More info about Prof. Xu can be found at

Optical Network-on-Chip for Next Generation On-Chip Multiprocessor Systems
As the number of transistors available on a single chip increases to billions or even larger numbers, on-chip multiprocessor systems are becoming attractive choices for high-performance and low-power applications. Traditional on-chip communication architectures for multiprocessor systems face several issues, such as poor scalability, limited bandwidth, and high power consumption. Networks–on-chip (NoCs) relieve multiprocessor systems from these issues by using modern communication and networking theories. Many NoCs have been studied, and most of them are based on metallic interconnects and electronic routers. As new applications continuously push the limits of multiprocessor systems, the conventional metallic interconnects and electronic routers gradually become the bottlenecks of NoC performance due to the limited bandwidth, long delay, large area, high power consumption, and crosstalk noise.

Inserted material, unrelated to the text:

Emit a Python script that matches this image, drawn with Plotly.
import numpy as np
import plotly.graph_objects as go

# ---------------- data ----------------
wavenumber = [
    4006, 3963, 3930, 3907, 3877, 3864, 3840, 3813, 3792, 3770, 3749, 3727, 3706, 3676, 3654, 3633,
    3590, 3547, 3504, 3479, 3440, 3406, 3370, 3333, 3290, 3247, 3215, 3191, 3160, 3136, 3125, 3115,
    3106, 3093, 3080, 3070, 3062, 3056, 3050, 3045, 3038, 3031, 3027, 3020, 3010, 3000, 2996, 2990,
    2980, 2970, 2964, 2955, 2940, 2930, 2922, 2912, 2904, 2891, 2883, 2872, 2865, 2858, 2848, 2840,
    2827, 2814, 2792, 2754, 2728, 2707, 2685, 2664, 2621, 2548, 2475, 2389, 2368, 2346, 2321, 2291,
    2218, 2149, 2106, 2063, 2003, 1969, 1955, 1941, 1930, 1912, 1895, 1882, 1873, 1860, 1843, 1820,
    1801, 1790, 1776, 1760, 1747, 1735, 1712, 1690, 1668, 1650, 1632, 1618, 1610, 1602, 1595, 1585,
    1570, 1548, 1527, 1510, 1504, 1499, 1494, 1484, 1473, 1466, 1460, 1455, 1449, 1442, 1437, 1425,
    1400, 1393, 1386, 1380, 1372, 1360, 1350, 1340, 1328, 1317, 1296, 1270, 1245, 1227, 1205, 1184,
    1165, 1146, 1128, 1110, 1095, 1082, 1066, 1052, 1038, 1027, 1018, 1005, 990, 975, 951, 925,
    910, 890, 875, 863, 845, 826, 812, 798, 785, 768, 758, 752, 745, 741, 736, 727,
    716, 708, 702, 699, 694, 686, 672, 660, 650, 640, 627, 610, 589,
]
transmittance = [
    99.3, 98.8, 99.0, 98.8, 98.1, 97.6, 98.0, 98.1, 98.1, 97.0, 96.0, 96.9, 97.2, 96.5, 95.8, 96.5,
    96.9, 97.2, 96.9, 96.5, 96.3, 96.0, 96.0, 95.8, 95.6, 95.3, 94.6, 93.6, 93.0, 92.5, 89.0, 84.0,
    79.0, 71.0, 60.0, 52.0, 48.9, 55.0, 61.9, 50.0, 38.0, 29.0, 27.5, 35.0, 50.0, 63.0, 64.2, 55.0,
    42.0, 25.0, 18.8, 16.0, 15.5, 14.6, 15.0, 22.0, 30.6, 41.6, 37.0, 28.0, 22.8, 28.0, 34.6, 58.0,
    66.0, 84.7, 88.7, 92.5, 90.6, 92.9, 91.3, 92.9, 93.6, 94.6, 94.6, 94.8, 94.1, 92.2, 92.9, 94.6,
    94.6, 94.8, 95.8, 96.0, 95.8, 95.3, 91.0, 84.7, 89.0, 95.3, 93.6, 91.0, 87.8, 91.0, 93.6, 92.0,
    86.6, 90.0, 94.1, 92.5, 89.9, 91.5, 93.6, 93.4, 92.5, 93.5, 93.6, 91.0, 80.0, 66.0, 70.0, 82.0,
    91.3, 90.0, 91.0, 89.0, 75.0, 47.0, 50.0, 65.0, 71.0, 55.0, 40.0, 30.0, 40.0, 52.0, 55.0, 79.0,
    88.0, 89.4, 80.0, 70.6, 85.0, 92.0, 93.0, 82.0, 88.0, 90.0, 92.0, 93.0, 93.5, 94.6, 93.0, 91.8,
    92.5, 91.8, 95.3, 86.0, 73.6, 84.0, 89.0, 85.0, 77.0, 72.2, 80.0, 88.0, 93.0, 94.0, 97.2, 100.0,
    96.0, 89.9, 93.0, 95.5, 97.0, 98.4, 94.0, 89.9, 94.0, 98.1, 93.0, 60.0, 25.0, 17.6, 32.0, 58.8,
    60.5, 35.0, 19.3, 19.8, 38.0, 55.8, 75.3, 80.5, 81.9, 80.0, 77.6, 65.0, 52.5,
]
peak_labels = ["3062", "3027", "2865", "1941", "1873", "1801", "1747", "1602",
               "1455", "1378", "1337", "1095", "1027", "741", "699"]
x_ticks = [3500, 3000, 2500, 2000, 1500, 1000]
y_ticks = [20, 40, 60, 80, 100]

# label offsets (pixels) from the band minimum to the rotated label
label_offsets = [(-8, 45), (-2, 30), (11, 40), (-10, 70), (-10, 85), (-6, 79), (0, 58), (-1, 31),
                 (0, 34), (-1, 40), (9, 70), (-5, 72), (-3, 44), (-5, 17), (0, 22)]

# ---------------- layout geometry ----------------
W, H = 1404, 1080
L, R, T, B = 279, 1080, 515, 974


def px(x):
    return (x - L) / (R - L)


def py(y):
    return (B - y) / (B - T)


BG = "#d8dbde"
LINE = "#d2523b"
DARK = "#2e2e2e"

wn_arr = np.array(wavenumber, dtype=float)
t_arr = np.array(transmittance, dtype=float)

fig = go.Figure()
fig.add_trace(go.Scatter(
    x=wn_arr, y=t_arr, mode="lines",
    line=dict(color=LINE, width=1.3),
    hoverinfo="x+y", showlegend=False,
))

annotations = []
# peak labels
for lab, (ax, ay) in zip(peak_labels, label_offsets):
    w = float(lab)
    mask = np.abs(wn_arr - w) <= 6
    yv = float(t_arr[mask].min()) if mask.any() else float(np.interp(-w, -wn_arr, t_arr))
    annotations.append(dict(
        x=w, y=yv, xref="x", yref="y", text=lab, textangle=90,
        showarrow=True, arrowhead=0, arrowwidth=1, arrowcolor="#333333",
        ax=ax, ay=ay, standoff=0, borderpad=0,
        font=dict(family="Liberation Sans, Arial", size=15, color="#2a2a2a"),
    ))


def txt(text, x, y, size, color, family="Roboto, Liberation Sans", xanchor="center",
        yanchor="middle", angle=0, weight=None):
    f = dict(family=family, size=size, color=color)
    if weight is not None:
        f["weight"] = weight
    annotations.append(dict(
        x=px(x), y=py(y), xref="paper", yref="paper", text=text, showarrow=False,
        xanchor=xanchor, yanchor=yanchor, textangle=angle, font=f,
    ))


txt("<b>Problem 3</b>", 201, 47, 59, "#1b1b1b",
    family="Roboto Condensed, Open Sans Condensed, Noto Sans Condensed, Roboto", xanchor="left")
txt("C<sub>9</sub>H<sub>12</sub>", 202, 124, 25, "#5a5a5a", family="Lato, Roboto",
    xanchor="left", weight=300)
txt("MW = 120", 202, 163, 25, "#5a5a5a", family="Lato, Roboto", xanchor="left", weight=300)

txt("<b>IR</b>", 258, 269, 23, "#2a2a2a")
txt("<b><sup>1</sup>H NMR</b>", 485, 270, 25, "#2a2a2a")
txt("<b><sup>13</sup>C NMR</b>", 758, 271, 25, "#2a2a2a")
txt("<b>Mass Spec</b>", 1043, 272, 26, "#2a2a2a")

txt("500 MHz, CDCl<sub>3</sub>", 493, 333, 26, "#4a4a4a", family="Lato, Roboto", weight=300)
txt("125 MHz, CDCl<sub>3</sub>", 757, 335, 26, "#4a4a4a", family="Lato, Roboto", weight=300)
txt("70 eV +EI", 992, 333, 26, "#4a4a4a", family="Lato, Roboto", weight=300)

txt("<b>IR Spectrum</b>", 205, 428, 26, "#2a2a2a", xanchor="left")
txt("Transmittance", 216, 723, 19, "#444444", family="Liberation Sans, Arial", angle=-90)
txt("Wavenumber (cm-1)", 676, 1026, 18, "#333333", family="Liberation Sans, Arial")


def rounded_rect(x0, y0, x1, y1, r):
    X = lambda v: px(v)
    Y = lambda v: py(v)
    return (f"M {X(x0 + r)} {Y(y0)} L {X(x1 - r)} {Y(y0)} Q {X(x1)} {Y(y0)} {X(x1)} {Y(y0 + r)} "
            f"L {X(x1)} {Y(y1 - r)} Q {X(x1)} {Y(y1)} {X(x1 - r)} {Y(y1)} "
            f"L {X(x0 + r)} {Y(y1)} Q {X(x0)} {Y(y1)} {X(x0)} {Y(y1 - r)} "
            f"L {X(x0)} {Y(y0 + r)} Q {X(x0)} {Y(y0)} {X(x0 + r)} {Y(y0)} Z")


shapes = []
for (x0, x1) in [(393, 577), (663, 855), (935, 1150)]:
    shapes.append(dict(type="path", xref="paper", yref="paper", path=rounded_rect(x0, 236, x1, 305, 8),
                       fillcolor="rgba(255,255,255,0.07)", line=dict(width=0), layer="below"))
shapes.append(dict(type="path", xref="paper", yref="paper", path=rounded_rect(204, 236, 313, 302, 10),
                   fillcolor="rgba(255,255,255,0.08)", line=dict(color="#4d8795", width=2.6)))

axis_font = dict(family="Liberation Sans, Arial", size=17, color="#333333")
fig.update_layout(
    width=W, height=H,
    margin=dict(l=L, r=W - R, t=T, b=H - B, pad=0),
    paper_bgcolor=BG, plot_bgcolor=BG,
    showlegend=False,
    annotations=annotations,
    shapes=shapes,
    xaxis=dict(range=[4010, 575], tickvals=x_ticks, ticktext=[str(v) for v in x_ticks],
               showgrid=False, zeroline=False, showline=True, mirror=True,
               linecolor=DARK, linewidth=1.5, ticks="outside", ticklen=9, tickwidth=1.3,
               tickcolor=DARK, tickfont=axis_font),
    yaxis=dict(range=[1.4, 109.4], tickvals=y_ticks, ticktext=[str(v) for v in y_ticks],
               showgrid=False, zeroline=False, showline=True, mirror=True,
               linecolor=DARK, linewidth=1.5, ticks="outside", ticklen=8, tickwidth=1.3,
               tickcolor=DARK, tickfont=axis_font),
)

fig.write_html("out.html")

Optical interconnects have demonstrated their strengths in multicomputer systems, on-board inter-chip interconnect, and the switching fabrics of Internet routers. Silicon-based optical waveguides can be used to build on-chip optical interconnects. The progress in photonic technologies, especially the development of microresonators, makes optical on-chip routers possible. This talk will present our recent studies on optical NoCs. Optical NoCs use silicon-based optical interconnects and routers, which are compatible with CMOS technologies. Our studies show that they are promising candidates to achieve significant higher bandwidth, lower power, lower interference, and lower delay compared with electronic NoCs.

On-Chip Sensor Network: A Systematic Approach to Detect, Report, and Alleviate Run-Time Threats in Multiprocessor System-on-Chip
Reducing feature sizes and power supply voltage allows integrating more processing units (PUs) on multiprocessor system-on-chip (MPSoC) to satisfy the increasing demands of applications. However, it also makes MPSoC more susceptible to various reliability threats, such as high temperature and power/ground (P/G) noise. As the scale and complexity of MPSoC continuously increase, a systematic approach that not only detects reliability threats but also mitigates such threats accordingly at run time could potentially offer better performance, scalability, and flexibility for MPSoC designs.

This talk will present a systematic approach, on-chip sensor network (SENoC), to collaboratively detect, report, and alleviate run-time threats in MPSoC. SENoC not only detects reliability threats and shares related information among PUs, but also plans and coordinates the reactions of related PUs in MPSoC. To highlight the details of our idea, SENoC is used and explained in a case study on simultaneous switching noise in MPSoC’s P/G network during power gating. Based on the detailed noise behaviors under different scenarios derived by a circuit-level MPSoC P/G noise simulation and analysis platform, simulation results show that SENoC can offer an effective solution to this issue.